Considerando il diverso trattamento tra i conti correnti e gli altri strumenti, chi deposita piccole quantità di denaro per un periodo di tempo limitato, d’ora in avanti potrebbe avere maggiore convenienza a farlo sui conti correnti, anziché su veri e propri strumenti di investimento. Mentre se l’ammontare o la tempistica cresce, il vantaggio viene meno.
Il prelievo sulle rendite. Non vi sono novità, invece, in merito ai prelievi sul capital gain. Anche per il 2014 viene confermato il prelievo del 20% su tutte le rendite finanziarie, a esclusione dei titoli di stato, soggetti a un prelievo agevolato del 12,5%. Una misura disposta per la prima volta nel 2012, con l’intento di favorire i flussi di risparmio verso il debito dello stato. Qualche esempio può aiutare a rendere meglio l’idea: se acquisto un’azione italiana a quota 90 e la rivendo a 100, il capital gain sarà pari a 10. Da questo guadagno devo togliere il 20% di imposta, pari a 2 euro, per cui porto a casa 8 euro effettivi. Se invece acquisto un titolo di stato allo stesso prezzo e conseguo un analogo guadagno, dovrò fare i conti con un prelievo del 12,5%, cioè di 1,25 e finirò con l’incassare 8,75 euro. Dunque, tra acquistare direttamente un Bot o Btp e farlo attraverso un fondo comune, è più conveniente la prima strada, ma a patto di accettare una minore diversificazione e ricordarsi di rinnovare i titoli di stato ogni volta che giungono a scadenza.
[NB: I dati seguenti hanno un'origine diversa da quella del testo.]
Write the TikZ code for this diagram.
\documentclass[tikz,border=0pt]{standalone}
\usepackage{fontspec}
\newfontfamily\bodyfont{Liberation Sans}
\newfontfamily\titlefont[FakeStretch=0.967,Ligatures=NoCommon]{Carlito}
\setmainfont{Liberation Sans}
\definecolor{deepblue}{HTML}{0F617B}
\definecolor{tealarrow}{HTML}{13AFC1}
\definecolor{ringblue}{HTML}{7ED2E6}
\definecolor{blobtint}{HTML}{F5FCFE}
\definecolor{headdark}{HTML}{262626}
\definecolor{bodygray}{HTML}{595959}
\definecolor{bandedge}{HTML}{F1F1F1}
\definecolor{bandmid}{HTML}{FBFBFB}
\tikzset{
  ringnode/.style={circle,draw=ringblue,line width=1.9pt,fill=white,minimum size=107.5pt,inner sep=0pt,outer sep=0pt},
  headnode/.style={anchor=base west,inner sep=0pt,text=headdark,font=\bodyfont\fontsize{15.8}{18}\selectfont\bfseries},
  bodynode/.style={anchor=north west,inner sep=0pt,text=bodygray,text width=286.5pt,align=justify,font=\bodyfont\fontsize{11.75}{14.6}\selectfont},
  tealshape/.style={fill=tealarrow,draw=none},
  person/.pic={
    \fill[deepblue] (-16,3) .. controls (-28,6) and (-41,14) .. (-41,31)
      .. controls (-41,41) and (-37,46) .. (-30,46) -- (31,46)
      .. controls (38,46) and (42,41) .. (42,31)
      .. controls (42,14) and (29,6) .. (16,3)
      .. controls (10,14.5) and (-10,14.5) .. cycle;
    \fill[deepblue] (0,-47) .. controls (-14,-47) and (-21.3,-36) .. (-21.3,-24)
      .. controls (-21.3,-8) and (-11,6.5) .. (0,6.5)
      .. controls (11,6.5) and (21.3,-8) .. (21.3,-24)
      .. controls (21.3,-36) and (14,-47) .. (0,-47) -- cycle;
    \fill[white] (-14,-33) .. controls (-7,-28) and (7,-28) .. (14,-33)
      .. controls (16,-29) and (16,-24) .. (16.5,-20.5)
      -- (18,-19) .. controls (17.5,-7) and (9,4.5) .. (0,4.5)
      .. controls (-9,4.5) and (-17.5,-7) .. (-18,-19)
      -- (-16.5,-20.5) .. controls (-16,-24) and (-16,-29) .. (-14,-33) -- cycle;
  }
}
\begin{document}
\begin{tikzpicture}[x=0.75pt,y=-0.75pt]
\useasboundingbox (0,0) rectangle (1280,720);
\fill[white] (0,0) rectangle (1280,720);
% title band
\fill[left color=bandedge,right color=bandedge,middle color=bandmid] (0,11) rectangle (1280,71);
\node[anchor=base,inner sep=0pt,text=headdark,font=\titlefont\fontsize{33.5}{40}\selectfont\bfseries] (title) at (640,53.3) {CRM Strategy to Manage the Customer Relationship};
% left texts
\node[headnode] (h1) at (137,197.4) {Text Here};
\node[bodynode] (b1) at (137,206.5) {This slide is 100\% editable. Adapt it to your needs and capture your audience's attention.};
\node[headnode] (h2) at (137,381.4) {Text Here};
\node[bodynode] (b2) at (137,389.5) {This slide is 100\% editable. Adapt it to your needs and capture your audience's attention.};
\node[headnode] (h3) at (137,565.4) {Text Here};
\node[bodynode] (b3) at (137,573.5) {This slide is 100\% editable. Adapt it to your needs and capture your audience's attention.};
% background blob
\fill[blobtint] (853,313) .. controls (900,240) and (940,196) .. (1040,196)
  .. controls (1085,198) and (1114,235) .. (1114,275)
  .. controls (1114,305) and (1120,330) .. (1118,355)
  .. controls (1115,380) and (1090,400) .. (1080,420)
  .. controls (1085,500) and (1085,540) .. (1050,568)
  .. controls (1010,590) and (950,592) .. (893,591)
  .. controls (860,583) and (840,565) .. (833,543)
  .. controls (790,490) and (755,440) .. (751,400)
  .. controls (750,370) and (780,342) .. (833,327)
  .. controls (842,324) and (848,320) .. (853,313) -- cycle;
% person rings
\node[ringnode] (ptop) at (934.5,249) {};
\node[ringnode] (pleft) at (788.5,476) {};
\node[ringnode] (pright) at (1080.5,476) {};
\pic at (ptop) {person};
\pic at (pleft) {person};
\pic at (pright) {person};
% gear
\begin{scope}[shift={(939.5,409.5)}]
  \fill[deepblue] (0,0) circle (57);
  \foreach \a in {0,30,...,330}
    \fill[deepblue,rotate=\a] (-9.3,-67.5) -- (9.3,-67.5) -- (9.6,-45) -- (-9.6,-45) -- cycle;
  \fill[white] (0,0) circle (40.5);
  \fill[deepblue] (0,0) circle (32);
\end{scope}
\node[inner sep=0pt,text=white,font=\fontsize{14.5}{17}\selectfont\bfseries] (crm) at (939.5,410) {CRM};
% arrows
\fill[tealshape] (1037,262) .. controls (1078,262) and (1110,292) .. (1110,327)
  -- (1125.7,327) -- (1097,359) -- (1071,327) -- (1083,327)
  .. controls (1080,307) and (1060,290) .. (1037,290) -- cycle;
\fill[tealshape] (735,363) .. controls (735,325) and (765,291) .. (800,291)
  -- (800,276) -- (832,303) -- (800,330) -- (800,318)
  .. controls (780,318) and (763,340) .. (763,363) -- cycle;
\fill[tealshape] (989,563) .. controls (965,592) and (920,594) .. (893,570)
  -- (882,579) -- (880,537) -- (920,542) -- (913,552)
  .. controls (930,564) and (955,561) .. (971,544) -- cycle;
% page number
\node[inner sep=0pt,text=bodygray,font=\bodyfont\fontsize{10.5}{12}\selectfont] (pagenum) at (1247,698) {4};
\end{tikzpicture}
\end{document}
Per i fondi comuni specializzati nei titoli di stato è, invece, prevista una compensazione atta a ristorare del prelievo differenziale.
Al di là di questi esempi, c’è da rallegrarsi che le imposte sui capital gain siano rimaste immutate. Fino a poche settimane fa, infatti, erano circolate bozze della legge di Stabilità che prevedevano un inasprimento dell’aliquota base al 22%, poi portata al 21%, fino a ritornare al 20% nella stesura finale.
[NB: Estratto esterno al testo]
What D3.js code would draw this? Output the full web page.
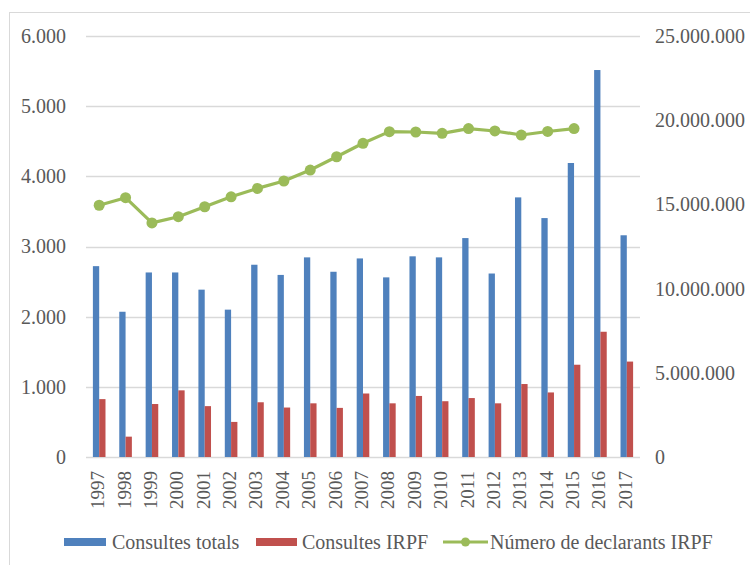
<!DOCTYPE html>
<html lang="ca">
<head>
<meta charset="UTF-8">
<title>Consultes i declarants IRPF</title>
<style>
    body { margin: 0; background: #fff; }
    svg { display: block; }
    text { font-family: "Liberation Serif", "Times New Roman", serif; fill: #595959; }
</style>
</head>
<body>
<script src="https://d3js.org/d3.v7.min.js"></script>
<script>
    const width = 750
    const height = 565

    const years = ['1997', '1998', '1999', '2000', '2001', '2002', '2003', '2004', '2005', '2006', '2007',
        '2008', '2009', '2010', '2011', '2012', '2013', '2014', '2015', '2016', '2017']
    const consultesTotals = [2720, 2070, 2630, 2630, 2385, 2100, 2740, 2595, 2845, 2640, 2830,
        2560, 2860, 2845, 3120, 2615, 3700, 3405, 4190, 5515, 3160]
    const consultesIRPF = [825, 290, 755, 950, 725, 500, 780, 705, 765, 700, 905,
        765, 870, 795, 840, 765, 1040, 920, 1315, 1785, 1360]
    const declarants = [14950000, 15400000, 13900000, 14270000, 14860000, 15450000, 15950000, 16390000,
        17040000, 17830000, 18630000, 19320000, 19300000, 19220000, 19500000, 19360000, 19120000,
        19330000, 19500000, null, null]
    const leftTicks = [0, 1000, 2000, 3000, 4000, 5000, 6000]
    const rightTicks = [0, 5000000, 10000000, 15000000, 20000000, 25000000]

    const colors = { totals: '#4F81BD', irpf: '#C0504D', decl: '#9BBB59' }
    const margin = { left: 86, right: 110, top: 36, bottom: 108 }

    // format 25000000 -> 25.000.000
    const fmt = v => d3.format(',')(v).replace(/,/g, '.')

    const svg = d3.select('body').append('svg')
        .attr('width', width)
        .attr('height', height)

    // chart border
    svg.append('rect')
        .attr('x', 9.5).attr('y', 12.5)
        .attr('width', width + 10).attr('height', height + 10)
        .attr('fill', 'none').attr('stroke', '#d9d9d9')

    const x = d3.scaleBand()
        .domain(years)
        .range([margin.left, width - margin.right])

    const yL = d3.scaleLinear().domain([0, 6000]).range([height - margin.bottom, margin.top])
    const yR = d3.scaleLinear().domain([0, 25000000]).range([height - margin.bottom, margin.top])

    // gridlines
    svg.append('g')
        .selectAll('line')
        .data(leftTicks)
        .join('line')
        .attr('x1', x.range()[0]).attr('x2', x.range()[1])
        .attr('y1', d => Math.round(yL(d)) + 0.5).attr('y2', d => Math.round(yL(d)) + 0.5)
        .attr('stroke', '#d9d9d9').attr('stroke-width', 1.3)

    // left axis
    const axL = svg.append('g')
        .attr('transform', `translate(${margin.left - 17},0)`)
        .call(d3.axisLeft(yL).tickValues(leftTicks).tickFormat(fmt).tickSize(0))
    axL.select('.domain').remove()
    axL.selectAll('text').attr('font-size', 20).attr('fill', '#595959').style('font-family', null)

    // right axis
    const axR = svg.append('g')
        .attr('transform', `translate(${width - margin.right + 12},0)`)
        .call(d3.axisRight(yR).tickValues(rightTicks).tickFormat(fmt).tickSize(0))
    axR.select('.domain').remove()
    axR.selectAll('text').attr('font-size', 20).attr('fill', '#595959').style('font-family', null)

    // bars
    const barW = 6.3
    const groups = svg.append('g')
        .selectAll('g')
        .data(years)
        .join('g')
        .attr('transform', d => `translate(${x(d) + x.bandwidth() / 2},0)`)

    groups.append('rect')
        .attr('x', -barW)
        .attr('width', barW)
        .attr('y', (_, i) => yL(consultesTotals[i]))
        .attr('height', (_, i) => yL(0) - yL(consultesTotals[i]))
        .attr('fill', colors.totals)

    groups.append('rect')
        .attr('x', 0)
        .attr('width', barW)
        .attr('y', (_, i) => yL(consultesIRPF[i]))
        .attr('height', (_, i) => yL(0) - yL(consultesIRPF[i]))
        .attr('fill', colors.irpf)

    // line for declarants
    const pts = years.map((y, i) => ({ y, v: declarants[i] })).filter(d => d.v != null)
    const line = d3.line()
        .x(d => x(d.y) + x.bandwidth() / 2)
        .y(d => yR(d.v))

    svg.append('path')
        .datum(pts)
        .attr('d', line)
        .attr('fill', 'none')
        .attr('stroke', colors.decl)
        .attr('stroke-width', 3.2)
        .attr('stroke-linejoin', 'round')

    svg.append('g')
        .selectAll('circle')
        .data(pts)
        .join('circle')
        .attr('cx', d => x(d.y) + x.bandwidth() / 2)
        .attr('cy', d => yR(d.v))
        .attr('r', 5.5)
        .attr('fill', colors.decl)

    // x labels, rotated
    svg.append('g')
        .selectAll('text')
        .data(years)
        .join('text')
        .attr('transform', d => `translate(${x(d) + x.bandwidth() / 2 + 5},${height - margin.bottom + 14}) rotate(-90)`)
        .attr('text-anchor', 'end')
        .attr('font-size', 19)
        .text(d => d)

    // legend
    const legendY = 542
    const legend = svg.append('g')
    legend.append('rect').attr('x', 64).attr('y', legendY - 4).attr('width', 42).attr('height', 8).attr('fill', colors.totals)
    legend.append('text').attr('x', 112).attr('y', legendY + 7).attr('font-size', 20).text('Consultes totals')
    legend.append('rect').attr('x', 256).attr('y', legendY - 4).attr('width', 41).attr('height', 8).attr('fill', colors.irpf)
    legend.append('text').attr('x', 302).attr('y', legendY + 7).attr('font-size', 20).text('Consultes IRPF')
    legend.append('line').attr('x1', 443).attr('x2', 488).attr('y1', legendY).attr('y2', legendY)
        .attr('stroke', colors.decl).attr('stroke-width', 3.2)
    legend.append('circle').attr('cx', 465.5).attr('cy', legendY).attr('r', 4.5).attr('fill', colors.decl)
    legend.append('text').attr('x', 490).attr('y', legendY + 7).attr('font-size', 20).text('Número de declarants IRPF')
</script>
</body>
</html>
Nulla di fatto sulla Tobin tax. Al momento dell’approvazione, sul finire della scorsa legislatura, la Tobin tax era stata presentata come una misura «per combattere la speculazione finanziaria» ed era stato indicato un obiettivo di incasso intorno al miliardo di euro. Le prime stime indicano che nelle casse del Fisco non sono entrati più di 200 milioni di euro, mentre nel frattempo numerosi operatori finanziari hanno deciso di abbandonare l’operatività sul mercato italiano. Con il risultato che è cresciuto lo spread denaro/lettera, vale a dire la differenza tra il prezzo richiesto da chi vende e quello proposto dal compratore, un costo implicito che si è riversato soprattutto sui piccoli investitori. La Tobin tax prevede un prelievo dello 0,12% sulle transazioni in azioni e imposte variabili per chi opera in derivati. Nelle prime bozze della legge di Stabilità era stato proposto un inasprimento delle imposte; in seconda battuta si era pensato di ridurre la percentuale di prelievo in cambio di un’estensione ad altri prodotti; alla fine si è deciso di lasciare tutto com’era. Intanto, l’Unione europea proseguirà la discussione per avviare una Tobin tax su scala europea.
Immobili spremuti. Di fronte a questa serie di imposte verrebbe la tentazione di rituffarsi nel vecchio, caro mattone. Ma la tentazione rischia di durare poco non solo perché per l’immobiliare italiano è in vista un altro anno nero (con i prezzi stimati in calo tra il 3 e il 5%), ma anche per il motivo che il settore non è rimasto immune dal processo di tassazione crescente.
Dal 2014 tornerà l’Imu sulla prima casa e, pur sotto diverso nome, è previsto un inasprimento della tassazione sulle seconde. Un recente studio di Confedilizia ha calcolato che nel triennio 2012-2014 vi è stato un inasprimento delle imposte sul mattone nell’ordine di 45,2 miliardi di euro.